# WHAT YOU HAVE TO DO
From the top of the entries, reproduce each line exactly, stopping after the line that contains "tilt = [round(0.2 * i, 1) for i in range(51)]". Omit pictures.

* * * * * * *

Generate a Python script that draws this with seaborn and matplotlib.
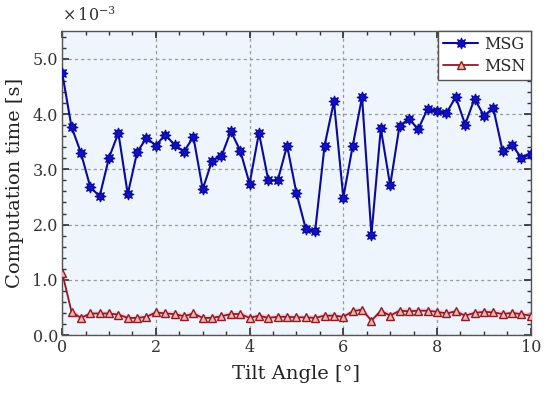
import numpy as np
import pandas as pd
import seaborn as sns
import matplotlib
matplotlib.use('Agg')
import matplotlib.pyplot as plt
from matplotlib.ticker import MultipleLocator

# tilt angle in degrees, 0 to 10 in steps of 0.2
tilt = [round(0.2 * i, 1) for i in range(51)]

# computation time, x 1e-3 s
msg = [4.75, 3.77, 3.30, 2.68, 2.51, 3.21, 3.66, 2.55, 3.31, 3.57,
       3.43, 3.63, 3.44, 3.32, 3.59, 2.64, 3.16, 3.24, 3.69, 3.34,
       2.74, 3.66, 2.80, 2.80, 3.43, 2.57, 1.92, 1.89, 3.43, 4.23,
       2.49, 3.42, 4.31, 1.81, 3.74, 2.71, 3.79, 3.91, 3.73, 4.10,
       4.05, 4.02, 4.31, 3.81, 4.28, 3.97, 4.11, 3.33, 3.44, 3.21,
       3.27]
msn = [1.13, 0.42, 0.31, 0.39, 0.39, 0.39, 0.37, 0.31, 0.31, 0.33,
       0.41, 0.39, 0.38, 0.34, 0.39, 0.31, 0.31, 0.34, 0.38, 0.38,
       0.31, 0.35, 0.31, 0.33, 0.33, 0.32, 0.32, 0.31, 0.35, 0.35,
       0.33, 0.43, 0.46, 0.26, 0.44, 0.35, 0.44, 0.43, 0.44, 0.44,
       0.42, 0.39, 0.43, 0.35, 0.40, 0.42, 0.41, 0.38, 0.40, 0.38,
       0.35]

df = pd.DataFrame({'tilt': tilt, 'MSG': msg, 'MSN': msn})

sns.set_theme(style='ticks')
plt.rcParams['font.family'] = ['DejaVu Serif']
plt.rcParams['mathtext.fontset'] = 'dejavuserif'

fig = plt.figure(figsize=(5.5, 3.96), dpi=100)
ax = fig.add_axes([0.113, 0.154, 0.852, 0.767])
ax.set_facecolor('#eef5fc')

ax.fill_between(df.tilt, df.MSN - 0.06, df.MSN + 0.06, color='#ffc8e6',
                alpha=0.7, lw=0, zorder=1)
sns.lineplot(data=df, x='tilt', y='MSG', ax=ax, color='#0a0a9c', lw=1.5,
             marker=(8, 1, 0), markersize=8, markerfacecolor='#1010c8',
             markeredgecolor='#0a0a9c', markeredgewidth=0.8, label='MSG',
             zorder=3)
sns.lineplot(data=df, x='tilt', y='MSN', ax=ax, color='#8c1c24', lw=1.3,
             marker='^', markersize=6, markerfacecolor='#f0b4a8',
             markeredgecolor='#8c1c24', markeredgewidth=1.0, label='MSN',
             zorder=3)

ax.set_xlim(0, 10)
ax.set_ylim(0, 5.5)
ax.xaxis.set_major_locator(MultipleLocator(2))
ax.xaxis.set_minor_locator(MultipleLocator(0.5))
ax.yaxis.set_major_locator(MultipleLocator(1))
ax.yaxis.set_minor_locator(MultipleLocator(0.2))
ax.yaxis.set_major_formatter(matplotlib.ticker.FormatStrFormatter('%.1f'))
ax.tick_params(which='both', direction='in', top=True, right=True,
               colors='#333333', labelcolor='#333333', labelsize=11.5)
ax.tick_params(which='major', length=5, pad=3)
ax.tick_params(which='minor', length=3)
ax.grid(True, which='major', ls=(0, (2.5, 2.5)), color='#999999', lw=0.9)
for s in ax.spines.values():
    s.set_color('#555555')
    s.set_linewidth(1.0)

ax.set_xlabel('Tilt Angle [°]', fontsize=14, color='#222222', labelpad=6)
ax.set_ylabel('Computation time [s]', fontsize=14, color='#222222', labelpad=6)
ax.text(0.0, 1.02, r'$\times\,10^{-3}$', transform=ax.transAxes,
        fontsize=11.5, color='#333333', ha='left', va='bottom')

leg = ax.legend(loc='upper right', fontsize=11.5, frameon=True, fancybox=False,
                borderaxespad=0.0, handlelength=2.2, borderpad=0.3,
                labelspacing=0.3, handletextpad=0.4)
leg.get_frame().set_edgecolor('#555555')
leg.get_frame().set_facecolor('white')
leg.get_frame().set_alpha(1.0)

fig.savefig('out.png', dpi=100)
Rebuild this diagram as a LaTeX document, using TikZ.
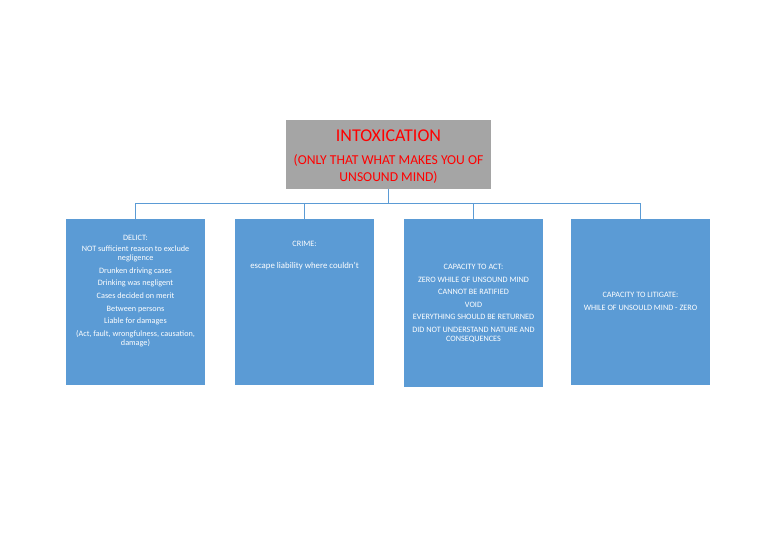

* * * * * * *

# THE SOLUTION
Generate a Python script that draws this with seaborn and matplotlib.
import numpy as np
import pandas as pd
import seaborn as sns
import matplotlib
matplotlib.use('Agg')
import matplotlib.pyplot as plt
from matplotlib.ticker import MultipleLocator

# tilt angle in degrees, 0 to 10 in steps of 0.2
tilt = [round(0.2 * i, 1) for i in range(51)]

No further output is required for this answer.